— WHAT IS NEEDED —
Print the material below exactly as it stands, please, from its first line to the line holding "import pandas as pd", with no pictures.

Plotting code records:
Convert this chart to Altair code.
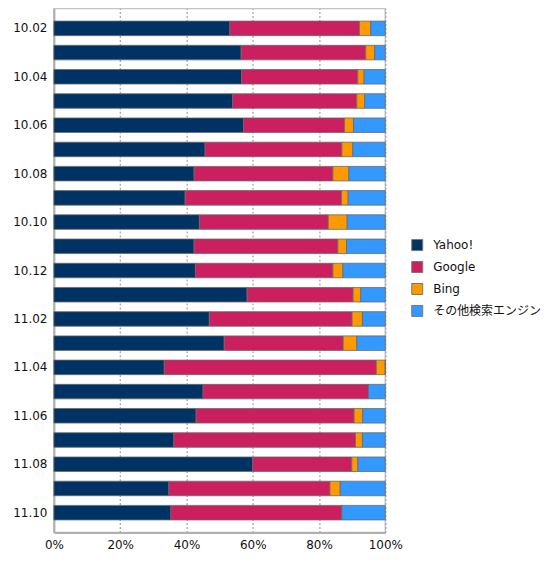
import altair as alt
import pandas as pd

months = ["10.02", "10.03", "10.04", "10.05", "10.06", "10.07", "10.08", "10.09",
          "10.10", "10.11", "10.12", "11.01", "11.02", "11.03", "11.04", "11.05",
          "11.06", "11.07", "11.08", "11.09", "11.10"]
yahoo = [53.1, 56.5, 56.6, 53.9, 57.2, 45.6, 42.3, 39.6, 43.9, 42.3, 42.7,
         58.3, 46.9, 51.4, 33.3, 45.0, 42.9, 36.2, 60.0, 34.7, 35.3]
google = [39.1, 37.6, 35.1, 37.5, 30.5, 41.3, 41.9, 47.2, 38.9, 43.4, 41.5,
          32.0, 43.1, 35.9, 64.0, 49.9, 47.7, 54.8, 29.9, 48.6, 51.6]
bing = [3.4, 2.7, 1.9, 2.4, 2.7, 3.3, 4.8, 2.0, 5.7, 2.6, 3.0,
        2.3, 3.1, 4.1, 2.7, 0.0, 2.6, 2.1, 1.8, 3.1, 0.0]
other = [4.4, 3.2, 6.4, 6.2, 9.6, 9.8, 11.0, 11.2, 11.5, 11.7, 12.8,
         7.4, 6.9, 8.6, 0.0, 5.1, 6.8, 6.9, 8.3, 13.6, 13.1]

engines = ["Yahoo!", "Google", "Bing", "その他検索エンジン"]
colors = ["#003263", "#CC1F5F", "#FF9900", "#3399FF"]

rows = []
for i, m in enumerate(months):
    for j, (name, vals) in enumerate(zip(engines, [yahoo, google, bing, other])):
        rows.append({"month": m, "engine": name, "value": vals[i], "idx": j})
df = pd.DataFrame(rows)

font = "DejaVu Sans, Noto Sans CJK JP"

chart = alt.Chart(df).mark_bar(stroke="#6a6a6a", strokeWidth=0.8).encode(
    y=alt.Y("month:N", sort=months,
            scale=alt.Scale(paddingInner=0.4, paddingOuter=0.52),
            axis=alt.Axis(title=None, ticks=False, labelPadding=7, minExtent=46,
                          labelFontSize=12, labelColor="#111", labelFont=font,
                          domainColor="#b0b0b0", domainWidth=2,
                          labelExpr="toNumber(substring(datum.value,3,5)) % 2 == 0 ? datum.value : ''")),
    x=alt.X("value:Q", stack="normalize",
            scale=alt.Scale(domain=[0, 1], nice=False),
            axis=alt.Axis(title=None, format="%", values=[0, 0.2, 0.4, 0.6, 0.8, 1.0],
                          ticks=False, labelPadding=7, labelFontSize=12, labelFont=font,
                          labelColor="#111", grid=True, gridDash=[2, 2],
                          gridColor="#a0a0a0", gridWidth=1.2,
                          domainColor="#b0b0b0", domainWidth=2,
                          labelFlush=False)),
    color=alt.Color("engine:N",
                    scale=alt.Scale(domain=engines, range=colors),
                    legend=alt.Legend(title=None, orient="none", legendX=358, legendY=231,
                                      symbolType="square", symbolSize=121,
                                      symbolStrokeColor="#777", symbolStrokeWidth=1,
                                      labelFontSize=12, labelFont=font, labelColor="#111",
                                      labelOffset=10, rowPadding=6)),
    order=alt.Order("idx:Q", sort="ascending"),
).properties(
    width=332, height=525,
    padding={"top": 0, "left": 0, "right": 0, "bottom": 0},
).configure_view(stroke="#c4c4c4", strokeWidth=1.5)

chart.save("out.html", embed_options={"renderer": "svg", "actions": False})
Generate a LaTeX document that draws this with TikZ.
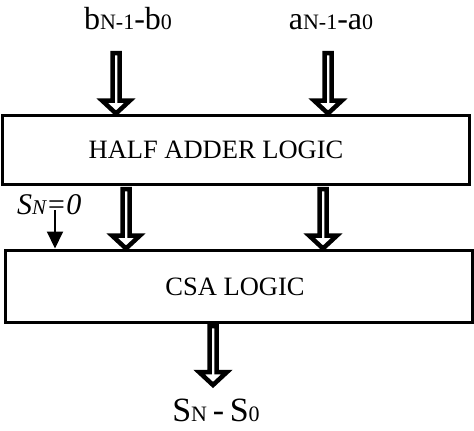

— FULL RESPONSE —
Convert this chart to Altair code.
import altair as alt
import pandas as pd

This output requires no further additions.